The following table lists the supported elements for text-minimal formats. Note the following:

  • No elements can be repeated within a text-minimal format string.

  • The Case-sensitive column indicates elements where the case of the element affects the format. For example:

    • TME processes exponents with an upper-case E.
    • tme processes exponents with a lower-case e.

    All the other elements are case-insensitive.

Element Repeatable Case-sensitive Description
$     Dollar sign is inserted before digits in the number (usually after sign).
TM   Text-minimal number, either TM9 or TME, whichever is shorter.
TM9   Text-minimal number in positional notation.
TME   Text-minimal number in scientific notation (with exponent).
B     Forces representing a zero value as a space in the subsequent number.
MI     Explicit numeric sign place holder; becomes either - or space.
S     Explicit numeric sign place holder; becomes either - or +.

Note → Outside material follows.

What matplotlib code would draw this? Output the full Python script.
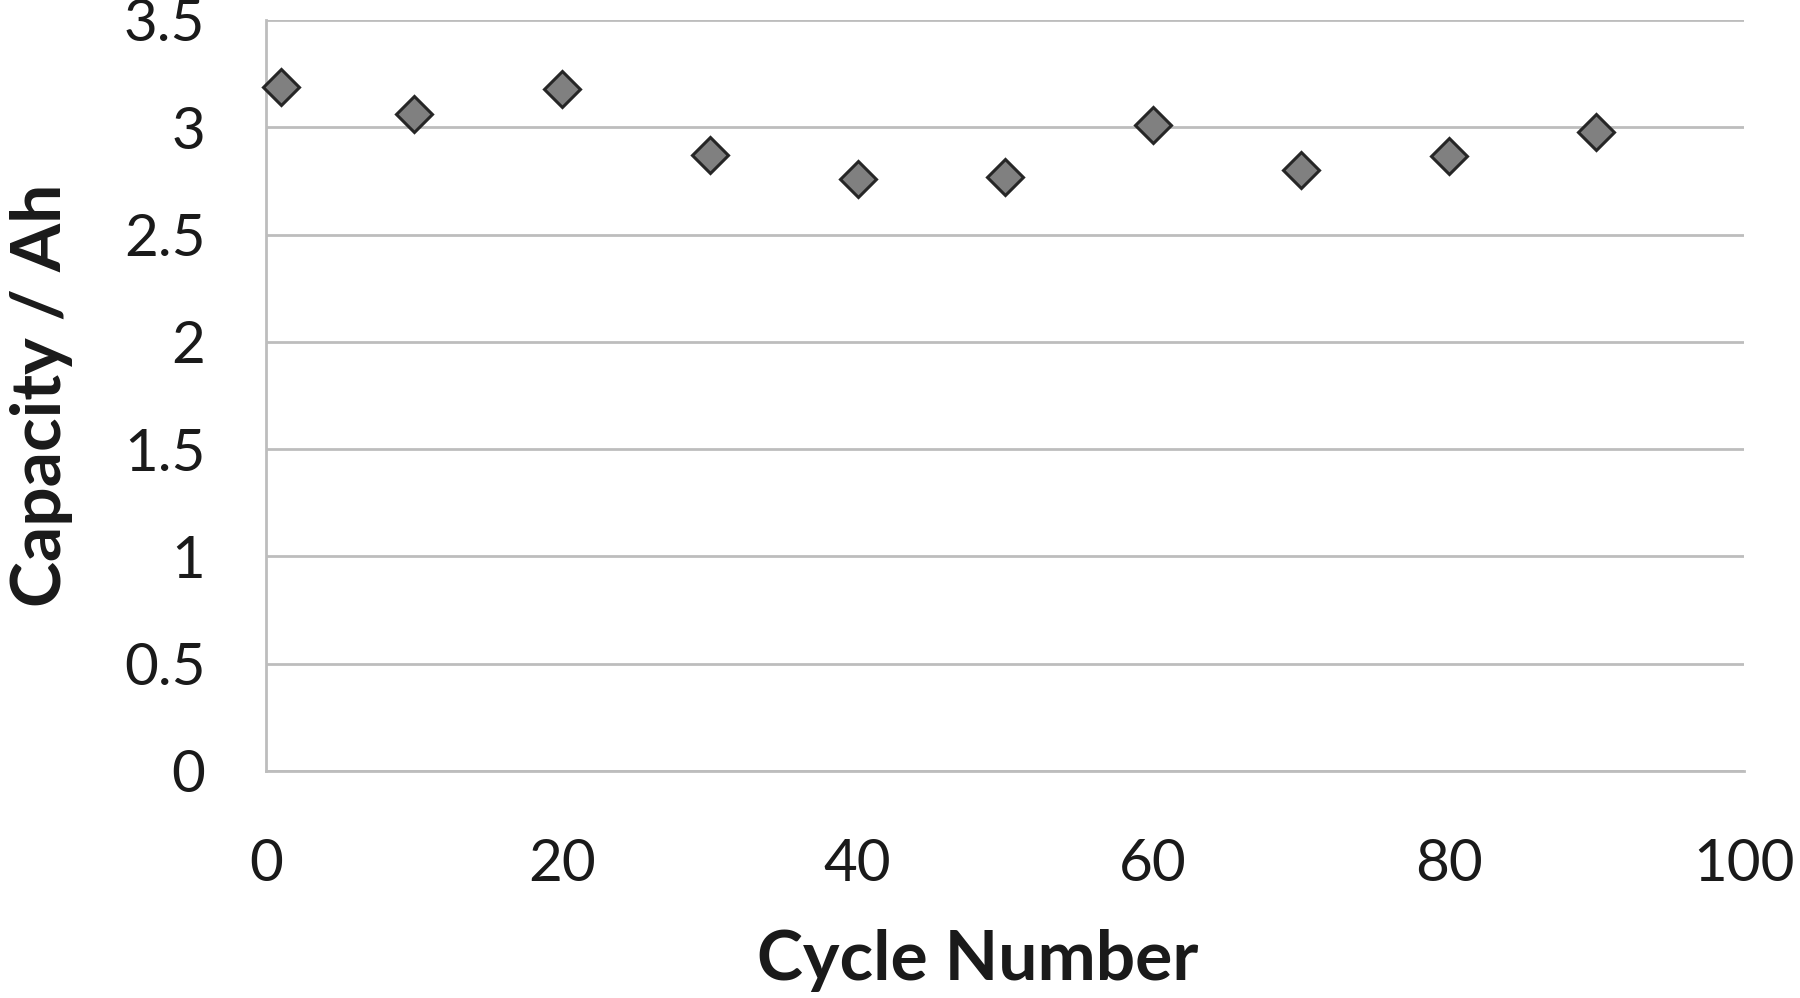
import matplotlib
matplotlib.use("Agg")
import matplotlib.pyplot as plt
from matplotlib.ticker import FuncFormatter

# capacity per cycle
cycles = [1, 10, 20, 30, 40, 50, 60, 70, 80, 90]
capacity = [3.187, 3.063, 3.178, 2.872, 2.759, 2.770, 3.010, 2.801, 2.867, 2.976]

x_ticks = [0, 20, 40, 60, 80, 100]
y_ticks = [0, 0.5, 1, 1.5, 2, 2.5, 3, 3.5]

plt.rcParams['font.family'] = ['Lato', 'DejaVu Sans']

grid_col = "#bdbdbd"
text_col = "#1a1a1a"

fig = plt.figure(figsize=(18, 9.98), dpi=100)
ax = fig.add_axes([0.148, 0.2275, 0.821, 0.7525])

ax.plot(cycles, capacity, linestyle="none", marker="D", markersize=18,
        markerfacecolor="#808080", markeredgecolor="#262626",
        markeredgewidth=2.2, zorder=3, clip_on=False)

ax.set_xlim(0, 100)
ax.set_ylim(0, 3.5)
ax.set_xticks(x_ticks)
ax.set_yticks(y_ticks)
ax.yaxis.set_major_formatter(FuncFormatter(lambda v, p: "%g" % v))

ax.grid(axis="y", color=grid_col, linewidth=2.0)
ax.set_axisbelow(True)
for s in ["top", "right"]:
    ax.spines[s].set_visible(False)
ax.spines["left"].set_color(grid_col)
ax.spines["bottom"].set_color(grid_col)
ax.spines["left"].set_linewidth(2.0)
ax.spines["bottom"].set_linewidth(2.0)

ax.tick_params(axis="both", length=0, labelsize=42, colors=text_col)
ax.tick_params(axis="y", pad=44)
ax.tick_params(axis="x", pad=48)

ax.set_xlabel("Cycle Number", fontsize=50, fontweight="bold", color=text_col)
ax.set_ylabel("Capacity / Ah", fontsize=50, fontweight="bold", color=text_col)
ax.xaxis.set_label_coords(0.481, -0.211)
ax.yaxis.set_label_coords(-0.131, 0.5)

plt.savefig("out.png", dpi=100)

Sign Position for Text-minimal Formats

By default, the sign for text-minimal formats is either:

  • - for negative numbers, prepended to the number.
  • Omitted for non-negative numbers.

The $, S, and MI elements have the same effect as with fixed-position format models. Note that floating-point numbers have two distinct zero values (+0. and -0.) which represent infinitesimal positive and negative values, respectively.

Parsing Numbers Using Text-minimal Formats and the Modifiers

Parsing with the text-minimal format models is not affected by the FX or FM modifiers; however, the explicit sign elements, S and MI are affected, as described above.

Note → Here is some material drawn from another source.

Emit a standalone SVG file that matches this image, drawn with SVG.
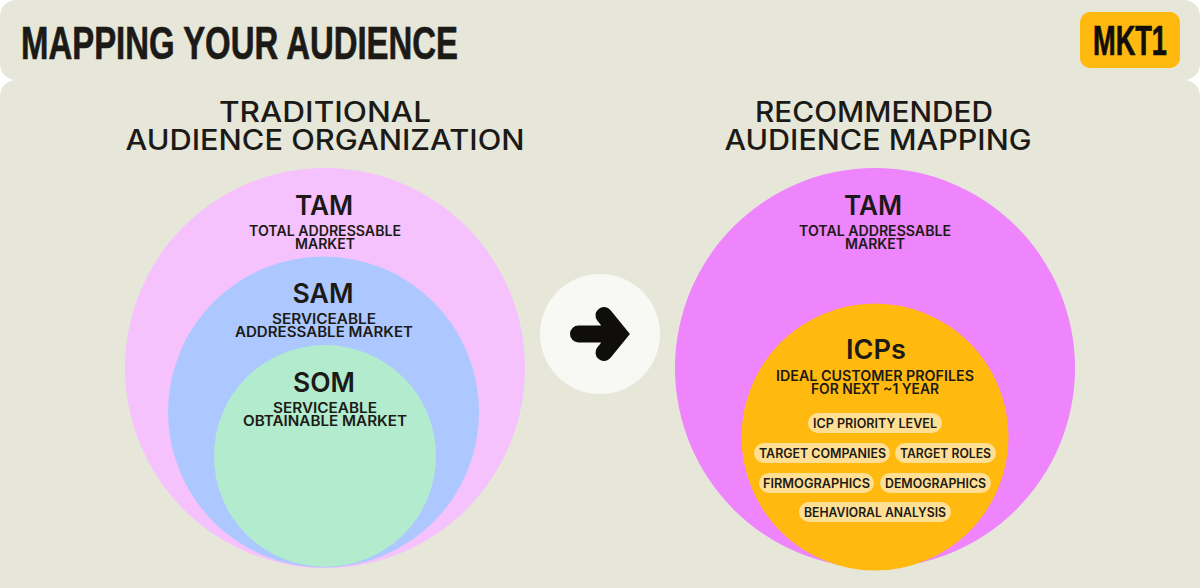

TM9 matches any decimal number (integer or fractional) in positional notation; it does not match numbers in scientific notation (i.e. with exponent). Conversely:

  • TME matches only scientific notation.
  • TM matches both.

Numbers matched by text-minimal elements cannot have spaces or digit group separators within them.

Letters within exponent elements and hexadecimal digits are always matched without regard to case (lower or upper).

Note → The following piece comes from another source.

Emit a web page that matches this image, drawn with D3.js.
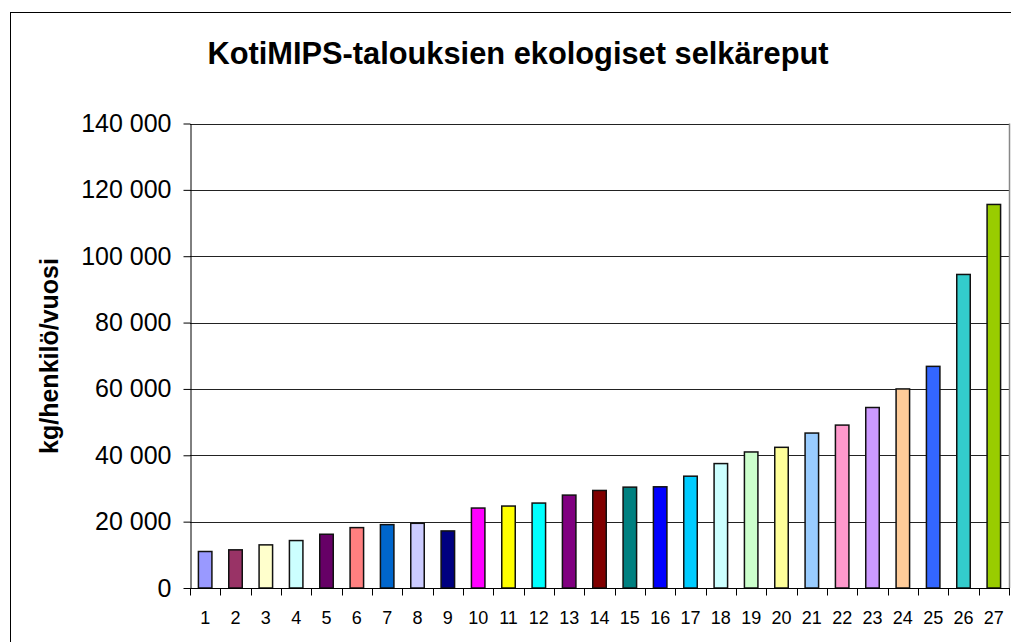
<!DOCTYPE html>
<html>
<head>
<meta charset="utf-8">
<script src="https://cdn.jsdelivr.net/npm/d3@7"></script>
<style>
  html, body { margin: 0; padding: 0; background: #fff; }
  svg { display: block; font-family: "Liberation Sans", Arial, sans-serif; }
</style>
</head>
<body>
<svg id="chart" width="1011" height="642"></svg>
<script>
const categories = d3.range(1, 28).map(String);
const values = [
  11000, 11500, 13000, 14300, 16200, 18200, 19100, 19500, 17200,
  24100, 24700, 25600, 28000, 29400, 30400, 30500, 33700, 37500,
  41000, 42400, 46700, 49100, 54400, 60000, 66800, 94500, 115600
];
const barColors = [
  "#9999ff", "#993366", "#ffffcc", "#ccffff", "#660066", "#ff8080", "#0066cc", "#ccccff", "#000080",
  "#ff00ff", "#ffff00", "#00ffff", "#800080", "#800000", "#008080", "#0000ff", "#00ccff", "#ccffff",
  "#ccffcc", "#ffff99", "#99ccff", "#ff99cc", "#cc99ff", "#ffcc99", "#3366ff", "#33cccc", "#99cc00"
];
const yTicks = [0, 20000, 40000, 60000, 80000, 100000, 120000, 140000];
const title = "KotiMIPS-talouksien ekologiset selkäreput";
const yTitle = "kg/henkilö/vuosi";

const svg = d3.select("#chart");
const plot = { left: 190, top: 123.5, right: 1009, bottom: 588 };

// outer chart frame (runs past the right and bottom edge of the picture)
svg.append("rect")
  .attr("x", 10.5).attr("y", 12.5)
  .attr("width", 1010).attr("height", 640)
  .attr("fill", "#fff").attr("stroke", "#000").attr("stroke-width", 1);

const x = d3.scaleBand()
  .domain(categories)
  .range([plot.left, plot.right])
  .paddingInner(0.555)
  .paddingOuter(0.2775);

const y = d3.scaleLinear()
  .domain([0, 140000])
  .range([plot.bottom, plot.top]);

const fmt = (v) => d3.format(",")(v).replace(/,/g, " ");

// gridlines
svg.append("g")
  .selectAll("line")
  .data(yTicks.slice(1))
  .enter()
  .append("line")
  .attr("x1", plot.left).attr("x2", plot.right)
  .attr("y1", (d) => Math.round(y(d)) + 0.5)
  .attr("y2", (d) => Math.round(y(d)) + 0.5)
  .attr("stroke", "#222").attr("stroke-width", 1);

// plot area border, right side
svg.append("line")
  .attr("x1", plot.right + 0.5).attr("x2", plot.right + 0.5)
  .attr("y1", plot.top).attr("y2", plot.bottom)
  .attr("stroke", "#888").attr("stroke-width", 1.5);

// bars
svg.append("g")
  .selectAll("rect")
  .data(values)
  .enter()
  .append("rect")
  .attr("x", (d, i) => x(categories[i]))
  .attr("y", (d) => y(d))
  .attr("width", x.bandwidth())
  .attr("height", (d) => y(0) - y(d))
  .attr("fill", (d, i) => barColors[i])
  .attr("stroke", "#111")
  .attr("stroke-width", 1.5);

// y axis
const yAxis = svg.append("g")
  .attr("transform", `translate(${plot.left + 0.5},0)`)
  .call(d3.axisLeft(y).tickValues(yTicks).tickSize(7).tickSizeOuter(0).tickPadding(12).tickFormat(fmt));
yAxis.select(".domain").attr("stroke", "#000");
yAxis.selectAll(".tick line").attr("stroke", "#000");
yAxis.selectAll(".tick text")
  .attr("font-size", 25)
  .attr("font-family", "Liberation Sans, Arial, sans-serif")
  .attr("fill", "#000");

// x axis, ticks on category boundaries
const step = x.step();
const xAxis = svg.append("g")
  .attr("transform", `translate(0,${plot.bottom + 0.5})`);
xAxis.append("line")
  .attr("x1", plot.left).attr("x2", plot.right + 1)
  .attr("stroke", "#000");
xAxis.selectAll("line.tk")
  .data(d3.range(categories.length + 1))
  .enter()
  .append("line")
  .attr("class", "tk")
  .attr("x1", (i) => Math.round(plot.left + i * step) + 0.5)
  .attr("x2", (i) => Math.round(plot.left + i * step) + 0.5)
  .attr("y1", 0).attr("y2", 7)
  .attr("stroke", "#000");
xAxis.selectAll("text")
  .data(categories)
  .enter()
  .append("text")
  .attr("x", (d) => x(d) + x.bandwidth() / 2)
  .attr("y", 35)
  .attr("text-anchor", "middle")
  .attr("font-size", 18)
  .attr("fill", "#000")
  .text((d) => d);

// titles
svg.append("text")
  .attr("x", 518).attr("y", 64)
  .attr("text-anchor", "middle")
  .attr("font-size", 30.8)
  .attr("font-weight", "bold")
  .text(title);

svg.append("text")
  .attr("transform", "translate(58,356) rotate(-90)")
  .attr("text-anchor", "middle")
  .attr("font-size", 25)
  .attr("font-weight", "bold")
  .text(yTitle);
</script>
</body>
</html>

Alternate, Automatic, and Default Formats

Element Description
| (bar) Separates alternative formats.
AUTO Automatic format(s).

When parsing strings, it is possible to specify multiple alternative formats by separating format strings with the | character. The string is successfully parsed if it matches any one format. If the input string matches multiple formats, any format will be used for the conversion.

An entire format used for parsing can be replaced with the keyword AUTO; this inserts one or more alternative automatic formats depending on the type of the source or result value. Аdding a custom format to the automatic format(s) can be done using AUTO as one of the alternatives.

Default formats are used when formats are not explicitly specified in cast functions, for parsing input values (i.e. in CSV files), and for printing results.

Default Formats for Printing

The following table lists the default formats for printing:

SQL Data Type Parameter Default Format
DECIMAL none TM9
DOUBLE none TME

Default Formats for Parsing

The following table lists the default formats for parsing:

SQL Data Type Parameter Default AUTO Format
DECIMAL None TM9
DOUBLE None TME

The list of formats used for automatic optimistic string conversion (i.e. for strings which are automatically recognized as numeric) is the union of all the formats in the above table of default input formats.